Diligence in Seeking a Stay

The court evaluated whether FELRA had pursued the necessary diligence in seeking a stay of the bankruptcy court's order. FELRA argued that their oral request for a stay at the bankruptcy court sufficed, but the court found this insufficient under Second Circuit standards, which require active and timely pursuit of stays. The judge noted that the bankruptcy court had provided an opportunity for FELRA to articulate its concerns and seek a stay, yet FELRA did not follow through with a formal request in the appropriate manner. This failure to diligently seek a stay meant that FELRA could not shift the burden of uncertainty regarding the plan’s effects onto the court. Consequently, their lack of action in this regard was seen as a critical factor in reinforcing the equitable mootness of the appeal.

Conclusion

In conclusion, the court found that all factors supporting equitable mootness were satisfied, leading to the dismissal of FELRA's appeal.
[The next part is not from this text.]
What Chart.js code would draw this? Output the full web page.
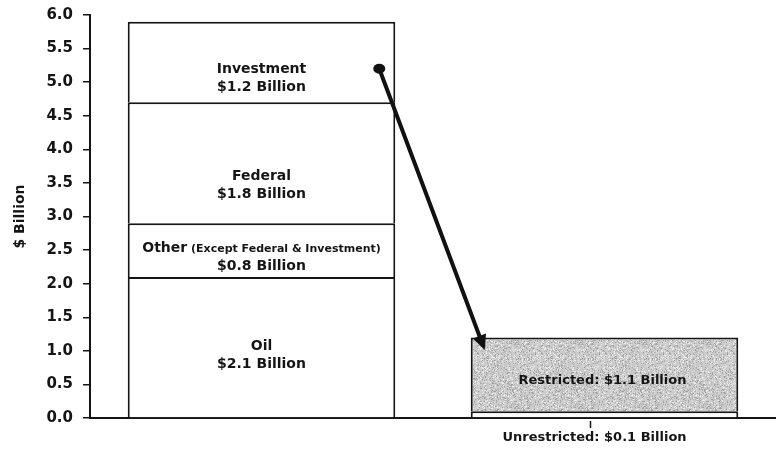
<!DOCTYPE html>
<html>
<head>
<meta charset="utf-8">
<script src="https://cdn.jsdelivr.net/npm/chart.js@4.4.0/dist/chart.umd.min.js"></script>
<style>
  html, body { margin: 0; padding: 0; background: #fff; }
  #wrap { width: 776px; height: 454px; }
</style>
</head>
<body>
<div id="wrap"><canvas id="myChart" width="776" height="454"></canvas></div>
<script>
// chart values
const categories = ['Revenue', 'Balance'];
const segmentNames = ['Oil', 'Other', 'Federal', 'Investment', 'Unrestricted', 'Restricted'];
const revenueValues = [2.1, 0.8, 1.8, 1.2];   // left bar, bottom to top
const balanceValues = [0.1, 1.1];             // right bar, bottom to top
const segmentAmounts = ['$2.1 Billion', '$0.8 Billion', '$1.8 Billion', '$1.2 Billion', '$0.1 Billion', '$1.1 Billion'];
const yTickValues = [0, 0.5, 1, 1.5, 2, 2.5, 3, 3.5, 4, 4.5, 5, 5.5, 6];
const arrowFrom = 5.2;   // $ Billion on left bar
const arrowTo = 1.1;     // $ Billion on right bar

const FONT = '"DejaVu Sans", "Liberation Sans", Arial, sans-serif';
const INK = '#151515';

// speckled grey for the restricted block (deterministic hash, not data)
function speckle() {
    const c = document.createElement('canvas');
    c.width = 64; c.height = 64;
    const g = c.getContext('2d');
    g.fillStyle = '#cdcdcd';
    g.fillRect(0, 0, 64, 64);
    for (let yy = 0; yy < 64; yy++) {
        for (let xx = 0; xx < 64; xx++) {
            const h = Math.abs(Math.sin(xx * 12.9898 + yy * 78.233) * 43758.5453) % 1;
            if (h < 0.3) {
                const v = 150 + Math.floor(h * 200);
                g.fillStyle = 'rgb(' + v + ',' + v + ',' + v + ')';
                g.fillRect(xx, yy, 1, 1);
            } else if (h > 0.85) {
                g.fillStyle = '#ececec';
                g.fillRect(xx, yy, 1, 1);
            }
        }
    }
    return g.createPattern(c, 'repeat');
}

const fills = ['#fff', '#fff', '#fff', '#fff', '#fff', speckle()];

const datasets = segmentNames.map((name, i) => ({
    label: name,
    data: i < 4 ? [revenueValues[i], null] : [null, balanceValues[i - 4]],
    backgroundColor: fills[i],
    borderColor: INK,
    borderWidth: 2,
    borderSkipped: 'bottom',
    stack: 'all',
    barPercentage: 0.78,
    categoryPercentage: 1.0
}));

// label y nudges (px) so text sits like the original
const labelNudge = [8, 7, 23, 16, 0, 6];

const segmentText = {
    id: 'segmentText',
    afterDatasetsDraw(chart) {
        const ctx = chart.ctx;
        const y = chart.scales.y;
        ctx.save();
        ctx.fillStyle = INK;
        ctx.textAlign = 'center';
        ctx.textBaseline = 'middle';

        for (let i = 0; i < 4; i++) {
            const bar = chart.getDatasetMeta(i).data[0];
            const cy = (bar.y + bar.base) / 2 + labelNudge[i];
            if (i === 1) {
                // Other line has a smaller note
                ctx.font = 'bold 14px ' + FONT;
                const w1 = ctx.measureText('Other').width;
                ctx.font = 'bold 11px ' + FONT;
                const note = ' (Except Federal & Investment)';
                const w2 = ctx.measureText(note).width;
                const x0 = bar.x - (w1 + w2) / 2;
                ctx.textAlign = 'left';
                ctx.font = 'bold 14px ' + FONT;
                ctx.fillText('Other', x0, cy - 9);
                ctx.font = 'bold 11px ' + FONT;
                ctx.fillText(note, x0 + w1, cy - 8);
                ctx.textAlign = 'center';
            } else {
                ctx.font = 'bold 14px ' + FONT;
                ctx.fillText(segmentNames[i], bar.x, cy - 9);
            }
            ctx.font = 'bold 14px ' + FONT;
            ctx.fillText(segmentAmounts[i], bar.x, cy + 9);
        }

        // restricted, inside the grey block
        const rb = chart.getDatasetMeta(5).data[1];
        ctx.font = 'bold 13px ' + FONT;
        ctx.fillText(segmentNames[5] + ': ' + segmentAmounts[5], rb.x - 2, (rb.y + rb.base) / 2 + labelNudge[5]);

        // unrestricted, below the axis with a small leader
        const ub = chart.getDatasetMeta(4).data[1];
        const axisY = y.getPixelForValue(0);
        ctx.strokeStyle = INK;
        ctx.lineWidth = 1.5;
        ctx.beginPath();
        ctx.moveTo(ub.x - 14, axisY + 3);
        ctx.lineTo(ub.x - 14, axisY + 10);
        ctx.stroke();
        ctx.fillText(segmentNames[4] + ': ' + segmentAmounts[4], ub.x - 10, axisY + 20);

        // arrow from investment to restricted
        const lb = chart.getDatasetMeta(3).data[0];
        const sx = lb.x + lb.width / 2 - 16;
        const sy = y.getPixelForValue(arrowFrom);
        const ex = rb.x - rb.width / 2 + 14;
        const ey = y.getPixelForValue(arrowTo) + 6;
        const ang = Math.atan2(ey - sy, ex - sx);
        ctx.strokeStyle = '#111';
        ctx.fillStyle = '#111';
        ctx.lineWidth = 4;
        ctx.lineCap = 'round';
        ctx.beginPath();
        ctx.moveTo(sx, sy);
        ctx.lineTo(ex - 10 * Math.cos(ang), ey - 10 * Math.sin(ang));
        ctx.stroke();
        ctx.beginPath();
        ctx.ellipse(sx, sy, 6, 5, 0, 0, Math.PI * 2);
        ctx.fill();
        ctx.beginPath();
        ctx.moveTo(ex, ey);
        ctx.lineTo(ex - 15 * Math.cos(ang) + 7 * Math.sin(ang), ey - 15 * Math.sin(ang) - 7 * Math.cos(ang));
        ctx.lineTo(ex - 15 * Math.cos(ang) - 7 * Math.sin(ang), ey - 15 * Math.sin(ang) + 7 * Math.cos(ang));
        ctx.closePath();
        ctx.fill();
        ctx.restore();
    }
};

const myChartRef = document.getElementById('myChart').getContext('2d');

new Chart(myChartRef, {
    type: 'bar',
    data: {
        labels: categories,
        datasets: datasets
    },
    options: {
        responsive: false,
        animation: false,
        layout: { padding: { top: 15, right: 0, bottom: 36, left: 0 } },
        plugins: {
            legend: { display: false },
            tooltip: { enabled: false }
        },
        scales: {
            x: {
                stacked: true,
                grid: { display: false, drawTicks: false },
                border: { display: true, color: INK, width: 2 },
                ticks: { display: false },
                afterFit(scale) { scale.height = 0; }
            },
            y: {
                stacked: true,
                min: 0,
                max: 6,
                afterBuildTicks(scale) {
                    scale.ticks = yTickValues.map(v => ({ value: v }));
                },
                afterFit(scale) {
                    scale.width = 90;
                    scale.paddingTop = 0;
                    scale.paddingBottom = 0;
                },
                grid: { drawOnChartArea: false, drawTicks: true, tickLength: 7, color: INK, lineWidth: 1.5 },
                border: { display: true, color: INK, width: 2 },
                ticks: {
                    padding: 10,
                    color: INK,
                    font: { family: FONT, size: 15, weight: 'bold' },
                    callback: v => Number(v).toFixed(1)
                },
                title: {
                    display: true,
                    text: '$ Billion',
                    color: INK,
                    padding: { top: 12, bottom: 0 },
                    font: { family: FONT, size: 14, weight: 'bold' }
                }
            }
        }
    },
    plugins: [segmentText]
});
</script>
</body>
</html>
The substantial consummation of the plan, the potential negative impacts of granting relief, the lack of notice to adversely affected parties, and FELRA's failure to pursue a stay all contributed to the court's determination. The decision underscored the importance of finality in bankruptcy proceedings and the need to maintain the stability of reorganized entities post-confirmation. As a result, the court emphasized that allowing the appeal to proceed would create impractical and inequitable outcomes, ultimately hindering the very objectives of the bankruptcy process. The dismissal served as a reminder of the complexities involved in bankruptcy law and the significance of adhering to procedural obligations.